Discovering the right wing echo chamber

It is a little disturbing to discover I have been echoing the right wing. I can take solace in that it is not just the right wing.

Thomas Friedman offers a worrisome perspective that the tone of political discourse in this country resembles that in Israel just prior to the assassination of Prime Minister Yitzhak Rabin. Eric Boehlert sees a parallel in the prelude to the assassination of John F. Kennedy. Gore Vidal predicts a dictatorship soon. Newsmax posted, then withdrew–and dismissed as an uncompensated blog posting–a column (text preserved here) suggesting that “patriotic general and flag officers [may] sit down with the president, or with those who control him, and work out the national equivalent of a ‘family intervention,’ with some form of limited, shared responsibility.”

In abstract, it is difficult to say whether such talk increases or decreases the risk that an assassination or a bloodless coup will occur. It might be seen as a trial balloon. If the hysteria in the country is loud enough that moderate and opposition voices appear to be drowned out, plotters may evaluate their opposition as insufficient, and may decide to proceed.
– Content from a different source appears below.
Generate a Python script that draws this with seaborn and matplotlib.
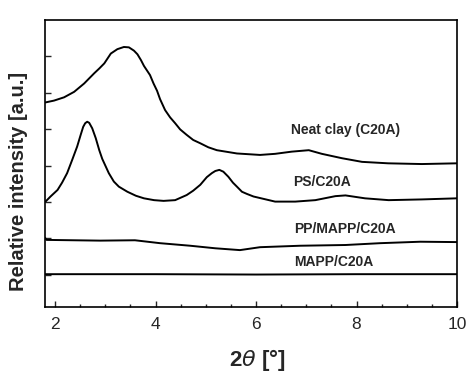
import matplotlib
matplotlib.use("Agg")
import matplotlib.pyplot as plt
import seaborn as sns
import pandas as pd
from matplotlib.ticker import MultipleLocator

# 2theta [deg] and relative intensity (arbitrary units)
clay_x = [1.81, 1.98, 2.18, 2.38, 2.58, 2.78, 2.88, 2.98, 3.11, 3.24, 3.37, 3.47, 3.57,
          3.64, 3.71, 3.77, 3.89, 3.96, 4.03, 4.09, 4.19, 4.29, 4.39, 4.49, 4.62, 4.75,
          4.89, 5.05, 5.22, 5.62, 6.08, 6.38, 6.71, 7.05, 7.31, 7.71, 8.11, 8.63, 9.30,
          10.0]
clay_y = [5.73, 5.78, 5.87, 6.02, 6.25, 6.53, 6.66, 6.80, 7.07, 7.19, 7.25, 7.24, 7.15,
          7.05, 6.89, 6.73, 6.48, 6.25, 6.05, 5.82, 5.52, 5.32, 5.16, 4.99, 4.84, 4.70,
          4.61, 4.50, 4.42, 4.33, 4.29, 4.32, 4.38, 4.42, 4.32, 4.20, 4.10, 4.06, 4.04,
          4.06]

ps_x = [1.81, 1.91, 2.05, 2.14, 2.24, 2.34, 2.44, 2.51, 2.56, 2.60, 2.64, 2.68, 2.74,
        2.81, 2.88, 2.94, 3.01, 3.07, 3.17, 3.27, 3.44, 3.61, 3.77, 3.97, 4.16, 4.39,
        4.62, 4.75, 4.89, 5.02, 5.12, 5.19, 5.27, 5.35, 5.45, 5.54, 5.62, 5.72, 5.82,
        5.95, 6.38, 6.78, 7.18, 7.58, 7.78, 8.17, 8.64, 9.30, 10.0]
ps_y = [3.01, 3.15, 3.33, 3.53, 3.79, 4.15, 4.52, 4.84, 5.06, 5.16, 5.20, 5.17, 5.02,
        4.75, 4.42, 4.18, 3.97, 3.79, 3.56, 3.42, 3.28, 3.17, 3.10, 3.05, 3.03, 3.05,
        3.19, 3.31, 3.47, 3.68, 3.79, 3.85, 3.88, 3.83, 3.69, 3.53, 3.42, 3.28, 3.22,
        3.15, 3.01, 3.01, 3.05, 3.16, 3.18, 3.10, 3.05, 3.07, 3.10]

pp_x = [1.80, 1.83, 2.90, 3.59, 4.09, 4.69, 5.19, 5.68, 6.08, 6.88, 7.78, 8.47, 9.27, 10.0]
pp_y = [2.02, 1.96, 1.94, 1.95, 1.87, 1.80, 1.73, 1.68, 1.76, 1.80, 1.82, 1.87, 1.91, 1.90]

mapp_x = [1.80, 4.0, 6.0, 8.0, 10.0]
mapp_y = [1.02, 1.02, 1.01, 1.02, 1.02]

labels = ["Neat clay (C20A)", "PS/C20A", "PP/MAPP/C20A", "MAPP/C20A"]
label_x = [6.70, 6.73, 6.76, 6.76]
label_y = [4.98, 3.55, 2.25, 1.36]

sns.set_style("ticks")
plt.rcParams["font.family"] = ["Liberation Sans", "DejaVu Sans"]

fig = plt.figure(figsize=(4.74, 3.73), dpi=100)
ax = fig.add_axes([45 / 474, 1 - 307 / 373, 412 / 474, 287 / 373])

series = [(clay_x, clay_y), (ps_x, ps_y), (pp_x, pp_y), (mapp_x, mapp_y)]
for (xs, ys), name in zip(series, labels):
    df = pd.DataFrame({"x": xs, "y": ys})
    sns.lineplot(data=df, x="x", y="y", ax=ax, color="black", linewidth=1.4,
                 sort=False, estimator=None)

for name, tx, ty in zip(labels, label_x, label_y):
    ax.text(tx, ty, name, fontsize=10, fontweight="bold", ha="left", va="center")

ax.set_xlim(1.8, 10)
ax.set_ylim(0.12, 7.99)
ax.xaxis.set_major_locator(MultipleLocator(2))
ax.xaxis.set_minor_locator(MultipleLocator(0.5))
ax.set_yticks([1, 2, 3, 4, 5, 6, 7])
ax.set_yticklabels([])

ax.tick_params(axis="x", which="major", direction="in", length=4, width=1,
               labelsize=12.5, pad=7, top=False)
ax.tick_params(axis="x", which="minor", direction="in", length=2.5, width=1, top=False)
ax.tick_params(axis="y", which="major", direction="in", length=4, width=1, right=False)

for s in ax.spines.values():
    s.set_visible(True)
    s.set_linewidth(1.2)
    s.set_color("black")

ax.set_xlabel(r"2$\mathit{\theta}$ [°]", fontsize=16, fontweight="bold")
ax.xaxis.set_label_coords((257 - 45) / 412, -(360 - 307) / 287)
ax.xaxis.label.set_va("center")

ax.set_ylabel("Relative intensity [a.u.]", fontsize=14.5, fontweight="bold")
ax.yaxis.set_label_coords((19 - 45) / 412, (307 - 181) / 287)
ax.yaxis.label.set_va("center")

fig.savefig("out.png", dpi=100)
On the other hand, if the mainstream media reacts with alarm to the possibility of a coup or an assassination, if more besides Friedman object, plotters may let discretion get the better part of valor.

It is worth noting that Defense Department lawyers representing detainees at Guantanamo Bay mounted the only effective opposition to George W. Bush (president “43”) administration policy. Even now, the Patriot Act appears likely to be renewed with weak civil liberties protections. Al Franken felt he had to read the Fourth Amendment to a Justice Department official. Courts express reluctance to enforce law against intelligence agencies. The civilian government is dysfunctional, dramatically failing even to pass meaningful health care reform that a near two-thirds majority of the population supports. Friedman suggests that “George H.W. Bush, president ’41,’ [may] be remembered as our last ‘legitimate’ president” and argues, “We can’t go 24 years without a legitimate president — not without being swamped by the problems that we will end up postponing because we can’t address them rationally.”

A coup or an assassination will not resolve deep divisions in the U.S. electorate which appear simplistically along regional lines with the South against the rest of the country but are probably more nuanced with liberal parts of the country concentrated in high population counties and conservative areas dispersed over wide swathes of suburban and rural parts of the country. Even a dissolution of the United States would only move the acrimony to more local levels. But a coup or assassination might satisfy right wing nut jobs.